The .dat and .idx files are associated with C-ISAM, or, when organized in a directory called dbase.dbs (where dbase is the name of your database), the .dat and .idx files are associated with Informix Standard Engine, aka Informix SE. SE uses C-ISAM to manage its storage. SE is rather different from (and much simpler than) Informix Dynamic Server (IDS). It is not impossible that the .dat and .idx files are associated with IDS; it is just extremely unlikely.
From the information available, it sounds as though your production server is running SE. To get the data from SE to IDS, you will probably want to use DB-Export at the SE end and DB-Import at the Linux/IDS end. Certainly, that is the simplest way to do it.
There are other possible solutions - C-ISAM datablade being one such - but they are more expensive and probably not warranted. There are other possible loading solutions, such as HPL (High-Performance Loader).
For more information about Informix, either use the various web sites already referenced (http://www.informix.com is a link to the Informix section of IBM's web site), or use the International Informix User Group (IIUG) web site. There are mailing lists available (which require you to belong, but membership is free) for discussing Informix in detail.
Those Informix-SE datafiles (.DAT) and their associated index files (.IDX) are useless unless you also have all the associated catalog files, such as SYSTABLES.DAT SYSTABLES.IDX, SYSCOLUMNS, SYSINDEXES, etc.
Then you also have to worry about which version of Informix-SE created them, as some have a 2K or 4K index file node size.
Your best approach is to obtain all the .DAT and .IDX files from the source db, plus the correct standard engine, installed on the same hardware and operating system it came from.
Long story short, on the source machine, run "dbexport" to unload all the data to ascii files, and run "dbschema" to generate all the table schemas and indexes.

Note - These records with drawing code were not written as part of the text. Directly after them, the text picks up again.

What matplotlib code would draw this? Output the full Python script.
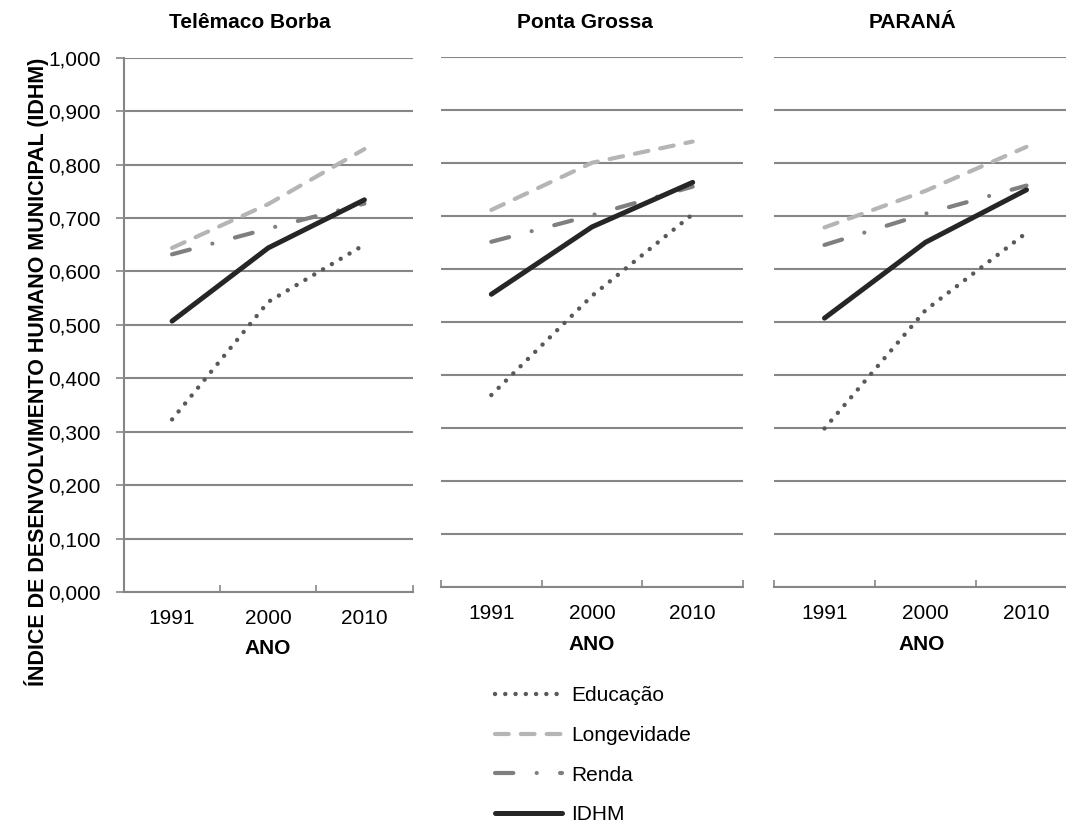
import matplotlib
matplotlib.use("Agg")
import matplotlib.pyplot as plt
from matplotlib.ticker import FuncFormatter

plt.rcParams['font.family'] = ['Liberation Sans', 'DejaVu Sans']

anos = ["1991", "2000", "2010"]
locais = ["Telêmaco Borba", "Ponta Grossa", "PARANÁ"]

# valores (IDHM e dimensões)
educacao = [[0.323, 0.543, 0.650], [0.362, 0.549, 0.703], [0.299, 0.522, 0.668]]
longevidade = [[0.644, 0.726, 0.829], [0.711, 0.800, 0.840], [0.678, 0.747, 0.830]]
renda = [[0.632, 0.680, 0.727], [0.651, 0.701, 0.755], [0.645, 0.704, 0.757]]
idhm = [[0.507, 0.644, 0.734], [0.552, 0.679, 0.763], [0.507, 0.650, 0.749]]

W, H = 1066, 824
fig = plt.figure(figsize=(W / 100, H / 100), dpi=100)

# posições dos painéis em pixels (esq, dir, base, topo)
paineis = [(124, 412.5, 592, 57.7), (441, 743, 587, 56.7), (774, 1077, 587, 56.7)]
titulo_x = [250, 585, 913]
ano_x = [268, 592, 922]
ano_y = [648, 644, 644]

cinza = "#868686"
fs = 15

estilos = {
    "Educação": dict(color="#595959", lw=3.2, dashes=(0.01, 2.3), dash_capstyle="round"),
    "Longevidade": dict(color="#b5b5b5", lw=3.0, dashes=(3.3, 2.9), dash_capstyle="round"),
    "Renda": dict(color="#7f7f7f", lw=3.0, dashes=(4.4, 5.6, 0.01, 5.6), dash_capstyle="round"),
    "IDHM": dict(color="#262626", lw=3.6, solid_capstyle="round"),
}

for i, (l, r, b, t) in enumerate(paineis):
    ax = fig.add_axes([l / W, (H - b) / H, (r - l) / W, (b - t) / H])
    x = range(len(anos))
    ax.plot(x, educacao[i], label="Educação", **estilos["Educação"])
    ax.plot(x, longevidade[i], label="Longevidade", **estilos["Longevidade"])
    ax.plot(x, renda[i], label="Renda", **estilos["Renda"])
    ax.plot(x, idhm[i], label="IDHM", **estilos["IDHM"])

    ax.set_xlim(-0.5, 2.5)
    ax.set_ylim(0, 1.0)
    ax.set_yticks([k / 10 for k in range(11)])
    ax.grid(axis="y", color=cinza, lw=1.5)
    ax.set_axisbelow(True)
    for s in ["top", "right"]:
        ax.spines[s].set_visible(False)
    ax.spines["bottom"].set_color(cinza)
    ax.spines["bottom"].set_linewidth(1.5)
    ax.spines["bottom"].set_zorder(0.5)

    ax.set_xticks(list(x))
    ax.set_xticklabels(anos, fontsize=fs)
    ax.set_xticks([-0.5, 0.5, 1.5, 2.5], minor=True)
    ax.tick_params(axis="x", which="major", length=0, pad=12)
    ax.tick_params(axis="x", which="minor", direction="in", length=5, width=1.2, color=cinza)

    if i == 0:
        ax.spines["left"].set_color(cinza)
        ax.spines["left"].set_linewidth(1.5)
        ax.yaxis.set_major_formatter(FuncFormatter(lambda v, p: f"{v:.3f}".replace(".", ",")))
        ax.tick_params(axis="y", direction="out", length=6, width=1.2, color=cinza,
                       labelsize=fs, pad=11)
    else:
        ax.spines["left"].set_visible(False)
        ax.tick_params(axis="y", length=0, labelleft=False)

    fig.text(titulo_x[i] / W, (H - 22) / H, locais[i], ha="center", va="center",
             fontsize=fs, fontweight="bold")
    fig.text(ano_x[i] / W, (H - ano_y[i]) / H, "ANO", ha="center", va="center",
             fontsize=fs, fontweight="bold")

fig.text(37 / W, (H - 372) / H, "ÍNDICE DE DESENVOLVIMENTO HUMANO MUNICIPAL (IDHM)",
         rotation=90, ha="center", va="center", fontsize=15.5, fontweight="bold")

handles, labels = ax.get_legend_handles_labels()
fig.legend(handles, labels, loc="upper left", bbox_to_anchor=(495 / W, (H - 686) / H),
           frameon=False, fontsize=fs, handlelength=3.2, handletextpad=0.45,
           labelspacing=1.0, borderpad=0, borderaxespad=0)

fig.savefig("out.png", dpi=100)
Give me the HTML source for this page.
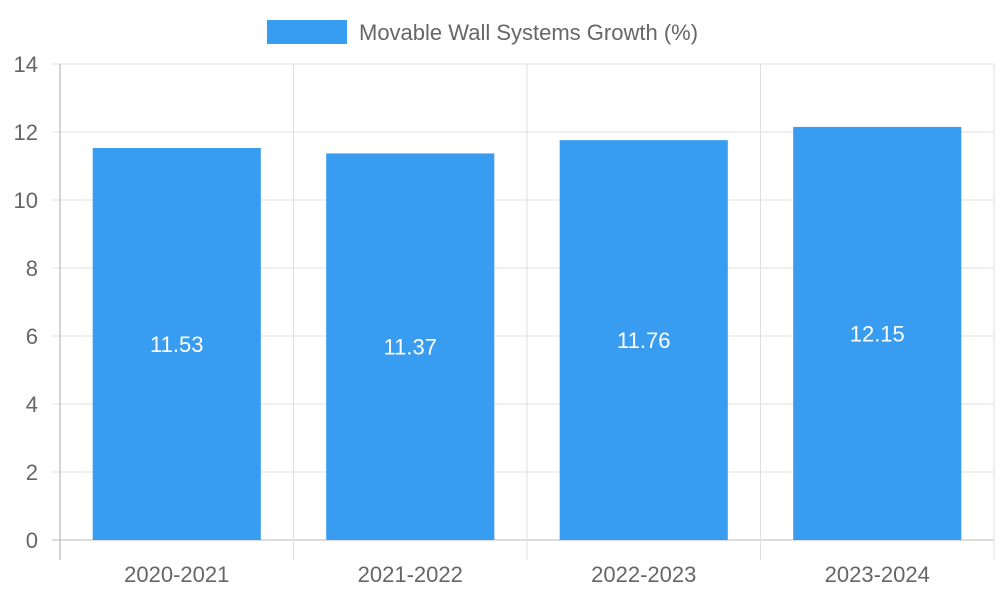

It also wouldn't hurt to run a "bcheck" on all the files before unloading them to ascii flat files.
I don't have any Informix-specific advice but for situations like this you can usually find the answer by looking up how to move a database (a common admin task, and usually well described in the manual) and just skipping the steps that would remove the old database.
Also, be careful of problems caused by different system architectures; some DBs fail spectacularly if you move them from a big-endian system (such as Solaris) to a little-endian system (such as x86 Linux) Again, the manual section on moving a DB would cover any extra steps that are needed.